Problem description: Reproduce the listing below exactly. Pictures do not belong in the copy.
::::
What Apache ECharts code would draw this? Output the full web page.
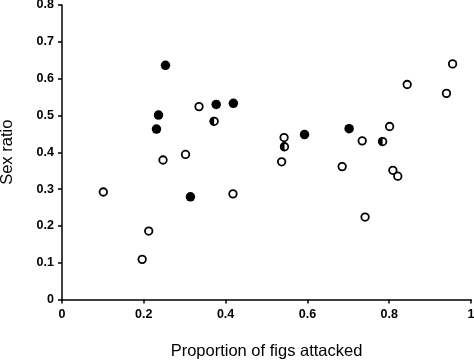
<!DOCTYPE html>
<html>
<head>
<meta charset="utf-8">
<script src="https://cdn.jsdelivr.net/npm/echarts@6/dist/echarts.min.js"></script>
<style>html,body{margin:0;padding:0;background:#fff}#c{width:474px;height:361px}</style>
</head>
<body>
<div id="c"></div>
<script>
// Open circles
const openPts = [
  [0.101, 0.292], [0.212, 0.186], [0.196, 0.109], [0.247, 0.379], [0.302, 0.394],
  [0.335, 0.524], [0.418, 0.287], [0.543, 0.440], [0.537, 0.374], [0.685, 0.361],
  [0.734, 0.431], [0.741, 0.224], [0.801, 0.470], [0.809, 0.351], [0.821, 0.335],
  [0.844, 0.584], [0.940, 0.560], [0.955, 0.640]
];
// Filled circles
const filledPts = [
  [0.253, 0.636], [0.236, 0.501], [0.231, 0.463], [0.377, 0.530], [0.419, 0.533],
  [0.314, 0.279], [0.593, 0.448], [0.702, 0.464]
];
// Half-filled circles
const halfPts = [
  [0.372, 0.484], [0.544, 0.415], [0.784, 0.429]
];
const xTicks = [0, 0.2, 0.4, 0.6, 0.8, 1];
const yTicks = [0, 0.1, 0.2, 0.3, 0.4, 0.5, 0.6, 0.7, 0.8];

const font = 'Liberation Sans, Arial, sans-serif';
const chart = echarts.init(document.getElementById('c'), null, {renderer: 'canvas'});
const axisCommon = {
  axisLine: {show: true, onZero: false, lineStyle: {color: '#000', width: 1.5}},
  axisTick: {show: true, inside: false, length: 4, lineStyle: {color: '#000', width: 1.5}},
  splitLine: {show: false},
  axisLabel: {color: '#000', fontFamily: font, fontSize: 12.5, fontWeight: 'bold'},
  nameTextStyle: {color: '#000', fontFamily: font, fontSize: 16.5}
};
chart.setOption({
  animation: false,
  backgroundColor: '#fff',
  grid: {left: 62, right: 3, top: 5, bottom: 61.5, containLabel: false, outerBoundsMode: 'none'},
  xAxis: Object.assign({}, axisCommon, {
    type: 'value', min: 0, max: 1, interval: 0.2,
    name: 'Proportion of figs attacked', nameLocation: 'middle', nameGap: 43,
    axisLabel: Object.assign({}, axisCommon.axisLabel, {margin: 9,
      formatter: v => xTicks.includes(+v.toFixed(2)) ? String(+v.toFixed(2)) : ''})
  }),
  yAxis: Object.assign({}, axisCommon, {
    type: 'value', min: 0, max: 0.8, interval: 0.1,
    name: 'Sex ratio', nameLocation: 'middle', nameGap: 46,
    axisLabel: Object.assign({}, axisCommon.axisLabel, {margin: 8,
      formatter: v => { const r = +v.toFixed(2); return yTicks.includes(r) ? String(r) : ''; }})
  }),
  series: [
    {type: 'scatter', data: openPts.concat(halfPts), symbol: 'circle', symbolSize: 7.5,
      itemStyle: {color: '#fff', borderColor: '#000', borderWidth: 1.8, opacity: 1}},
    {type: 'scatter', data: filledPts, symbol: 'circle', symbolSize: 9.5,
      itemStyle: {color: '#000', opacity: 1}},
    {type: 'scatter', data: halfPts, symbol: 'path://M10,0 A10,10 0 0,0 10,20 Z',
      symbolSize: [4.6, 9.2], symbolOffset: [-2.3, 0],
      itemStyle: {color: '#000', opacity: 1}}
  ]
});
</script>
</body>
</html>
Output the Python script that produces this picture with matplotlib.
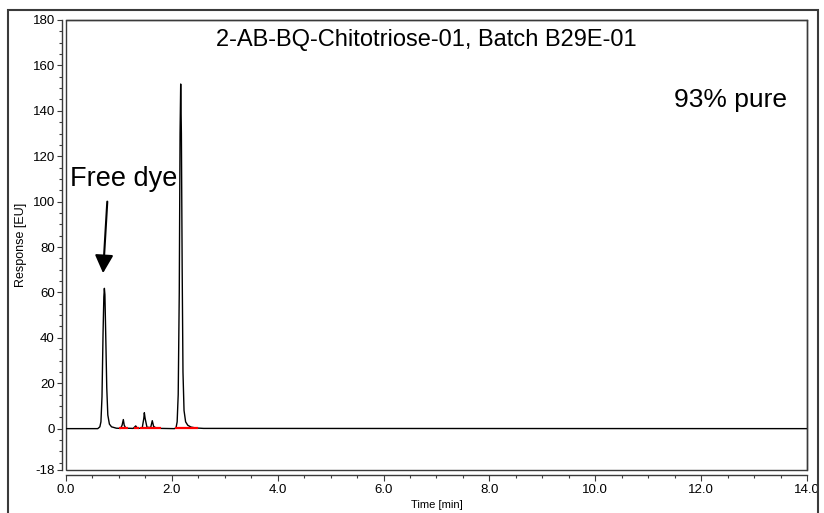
::::
Answer:
What Apache ECharts code would draw this? Output the full web page.
<!DOCTYPE html>
<html>
<head>
<meta charset="utf-8">
<script src="https://cdn.jsdelivr.net/npm/echarts@6/dist/echarts.min.js"></script>
<style>html,body{margin:0;padding:0;background:#fff}#c{width:474px;height:361px}</style>
</head>
<body>
<div id="c"></div>
<script>
// Open circles
const openPts = [
  [0.101, 0.292], [0.212, 0.186], [0.196, 0.109], [0.247, 0.379], [0.302, 0.394],
  [0.335, 0.524], [0.418, 0.287], [0.543, 0.440], [0.537, 0.374], [0.685, 0.361],
  [0.734, 0.431], [0.741, 0.224], [0.801, 0.470], [0.809, 0.351], [0.821, 0.335],
  [0.844, 0.584], [0.940, 0.560], [0.955, 0.640]
];
// Filled circles
const filledPts = [
  [0.253, 0.636], [0.236, 0.501], [0.231, 0.463], [0.377, 0.530], [0.419, 0.533],
  [0.314, 0.279], [0.593, 0.448], [0.702, 0.464]
];
// Half-filled circles
const halfPts = [
  [0.372, 0.484], [0.544, 0.415], [0.784, 0.429]
];
const xTicks = [0, 0.2, 0.4, 0.6, 0.8, 1];
const yTicks = [0, 0.1, 0.2, 0.3, 0.4, 0.5, 0.6, 0.7, 0.8];

const font = 'Liberation Sans, Arial, sans-serif';
const chart = echarts.init(document.getElementById('c'), null, {renderer: 'canvas'});
const axisCommon = {
  axisLine: {show: true, onZero: false, lineStyle: {color: '#000', width: 1.5}},
  axisTick: {show: true, inside: false, length: 4, lineStyle: {color: '#000', width: 1.5}},
  splitLine: {show: false},
  axisLabel: {color: '#000', fontFamily: font, fontSize: 12.5, fontWeight: 'bold'},
  nameTextStyle: {color: '#000', fontFamily: font, fontSize: 16.5}
};
chart.setOption({
  animation: false,
  backgroundColor: '#fff',
  grid: {left: 62, right: 3, top: 5, bottom: 61.5, containLabel: false, outerBoundsMode: 'none'},
  xAxis: Object.assign({}, axisCommon, {
    type: 'value', min: 0, max: 1, interval: 0.2,
    name: 'Proportion of figs attacked', nameLocation: 'middle', nameGap: 43,
    axisLabel: Object.assign({}, axisCommon.axisLabel, {margin: 9,
      formatter: v => xTicks.includes(+v.toFixed(2)) ? String(+v.toFixed(2)) : ''})
  }),
  yAxis: Object.assign({}, axisCommon, {
    type: 'value', min: 0, max: 0.8, interval: 0.1,
    name: 'Sex ratio', nameLocation: 'middle', nameGap: 46,
    axisLabel: Object.assign({}, axisCommon.axisLabel, {margin: 8,
      formatter: v => { const r = +v.toFixed(2); return yTicks.includes(r) ? String(r) : ''; }})
  }),
  series: [
    {type: 'scatter', data: openPts.concat(halfPts), symbol: 'circle', symbolSize: 7.5,
      itemStyle: {color: '#fff', borderColor: '#000', borderWidth: 1.8, opacity: 1}},
    {type: 'scatter', data: filledPts, symbol: 'circle', symbolSize: 9.5,
      itemStyle: {color: '#000', opacity: 1}},
    {type: 'scatter', data: halfPts, symbol: 'path://M10,0 A10,10 0 0,0 10,20 Z',
      symbolSize: [4.6, 9.2], symbolOffset: [-2.3, 0],
      itemStyle: {color: '#000', opacity: 1}}
  ]
});
</script>
</body>
</html>
Output the Python script that produces this picture with matplotlib.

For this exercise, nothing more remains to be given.